Given request: Copy each line that contains the string "with".

Given data:
* * * * *

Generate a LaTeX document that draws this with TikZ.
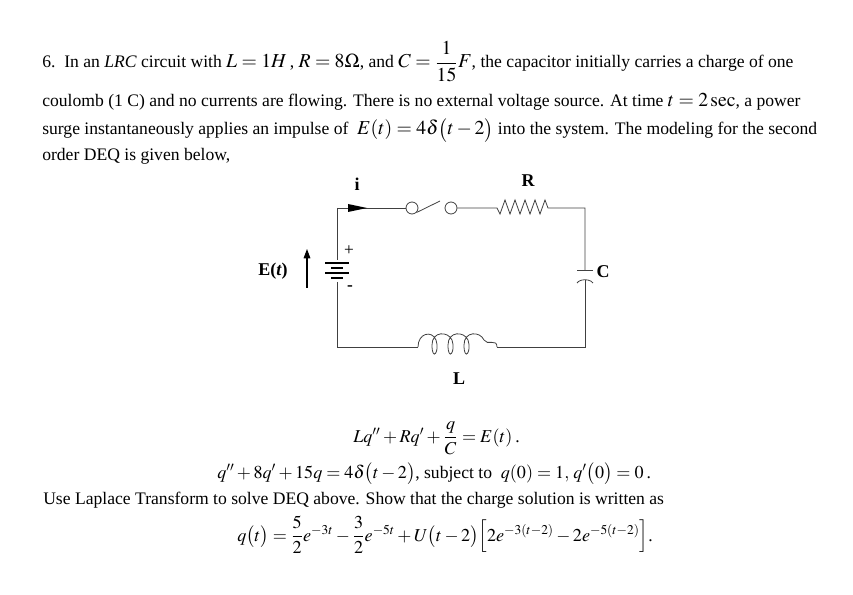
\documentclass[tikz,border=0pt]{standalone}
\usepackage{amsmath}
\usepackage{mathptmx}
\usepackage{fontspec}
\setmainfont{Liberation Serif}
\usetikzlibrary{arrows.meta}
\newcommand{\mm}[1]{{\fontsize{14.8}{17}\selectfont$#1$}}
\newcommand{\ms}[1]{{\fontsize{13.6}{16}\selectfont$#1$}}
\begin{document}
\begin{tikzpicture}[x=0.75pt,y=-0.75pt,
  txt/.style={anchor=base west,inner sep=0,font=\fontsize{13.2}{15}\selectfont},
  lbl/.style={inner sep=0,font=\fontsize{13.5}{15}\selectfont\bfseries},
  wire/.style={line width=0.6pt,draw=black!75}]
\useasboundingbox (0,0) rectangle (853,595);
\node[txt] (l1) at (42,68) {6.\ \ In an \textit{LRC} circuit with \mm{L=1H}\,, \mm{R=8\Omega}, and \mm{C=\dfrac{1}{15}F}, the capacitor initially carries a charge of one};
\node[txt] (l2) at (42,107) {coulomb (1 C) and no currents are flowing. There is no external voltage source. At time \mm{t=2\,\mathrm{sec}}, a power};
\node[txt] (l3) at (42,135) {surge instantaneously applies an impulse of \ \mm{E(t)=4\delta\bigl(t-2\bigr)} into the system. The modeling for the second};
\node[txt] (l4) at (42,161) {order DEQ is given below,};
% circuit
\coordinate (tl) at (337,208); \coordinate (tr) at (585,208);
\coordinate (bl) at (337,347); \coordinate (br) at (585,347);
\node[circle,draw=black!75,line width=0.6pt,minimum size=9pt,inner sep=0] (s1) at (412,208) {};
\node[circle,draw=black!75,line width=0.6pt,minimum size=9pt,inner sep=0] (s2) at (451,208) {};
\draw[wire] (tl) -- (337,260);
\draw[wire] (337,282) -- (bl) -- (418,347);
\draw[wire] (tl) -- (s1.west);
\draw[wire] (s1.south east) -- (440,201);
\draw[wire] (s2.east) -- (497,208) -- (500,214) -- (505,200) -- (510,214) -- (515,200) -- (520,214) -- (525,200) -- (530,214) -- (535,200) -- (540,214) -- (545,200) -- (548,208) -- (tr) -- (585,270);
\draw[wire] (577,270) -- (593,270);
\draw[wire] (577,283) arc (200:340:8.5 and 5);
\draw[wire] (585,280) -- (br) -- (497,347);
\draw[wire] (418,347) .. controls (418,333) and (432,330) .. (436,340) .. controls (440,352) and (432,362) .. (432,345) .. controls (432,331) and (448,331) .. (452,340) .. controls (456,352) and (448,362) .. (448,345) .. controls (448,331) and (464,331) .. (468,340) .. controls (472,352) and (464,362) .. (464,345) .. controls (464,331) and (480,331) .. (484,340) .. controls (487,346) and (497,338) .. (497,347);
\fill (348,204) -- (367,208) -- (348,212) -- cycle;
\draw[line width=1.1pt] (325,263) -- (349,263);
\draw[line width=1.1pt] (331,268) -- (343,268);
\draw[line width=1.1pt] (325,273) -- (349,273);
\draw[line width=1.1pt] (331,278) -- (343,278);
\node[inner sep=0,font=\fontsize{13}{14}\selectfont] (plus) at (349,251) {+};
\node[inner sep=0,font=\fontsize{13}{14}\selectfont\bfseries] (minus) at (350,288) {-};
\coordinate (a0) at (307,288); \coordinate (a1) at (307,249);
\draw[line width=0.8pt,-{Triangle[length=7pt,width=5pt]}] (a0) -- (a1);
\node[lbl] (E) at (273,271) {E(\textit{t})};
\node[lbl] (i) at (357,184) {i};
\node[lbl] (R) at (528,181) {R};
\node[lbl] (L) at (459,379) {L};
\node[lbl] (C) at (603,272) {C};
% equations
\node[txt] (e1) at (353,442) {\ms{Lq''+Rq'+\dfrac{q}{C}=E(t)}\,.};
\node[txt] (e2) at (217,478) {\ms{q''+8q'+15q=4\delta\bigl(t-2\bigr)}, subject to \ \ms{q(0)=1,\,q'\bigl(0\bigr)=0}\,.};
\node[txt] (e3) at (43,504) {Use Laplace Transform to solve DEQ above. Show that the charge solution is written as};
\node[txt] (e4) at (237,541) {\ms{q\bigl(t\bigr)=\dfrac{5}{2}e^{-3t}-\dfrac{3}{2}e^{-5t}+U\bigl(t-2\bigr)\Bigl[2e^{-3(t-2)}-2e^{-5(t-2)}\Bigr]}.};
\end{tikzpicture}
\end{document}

* * * * *

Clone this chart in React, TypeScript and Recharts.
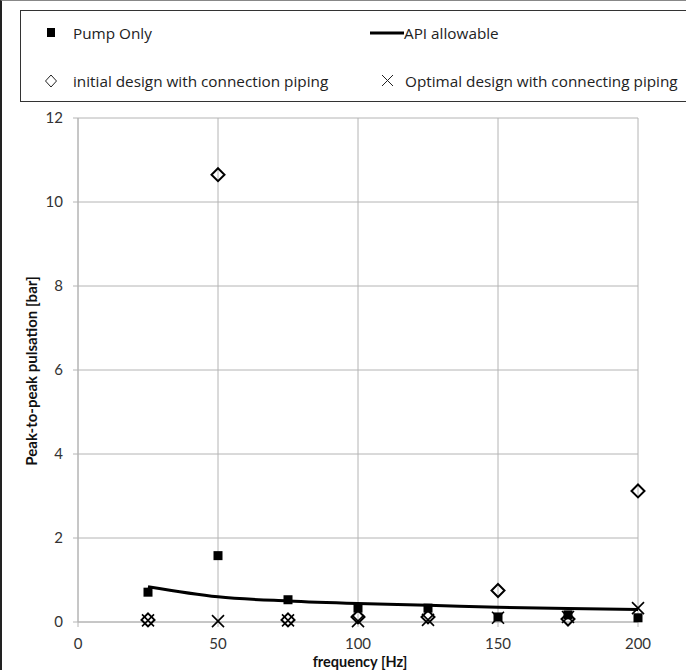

* * * * *

Complete response:
Generate a LaTeX document that draws this with TikZ.
\node[txt] (l1) at (42,68) {6.\ \ In an \textit{LRC} circuit with \mm{L=1H}\,, \mm{R=8\Omega}, and \mm{C=\dfrac{1}{15}F}, the capacitor initially carries a charge of one};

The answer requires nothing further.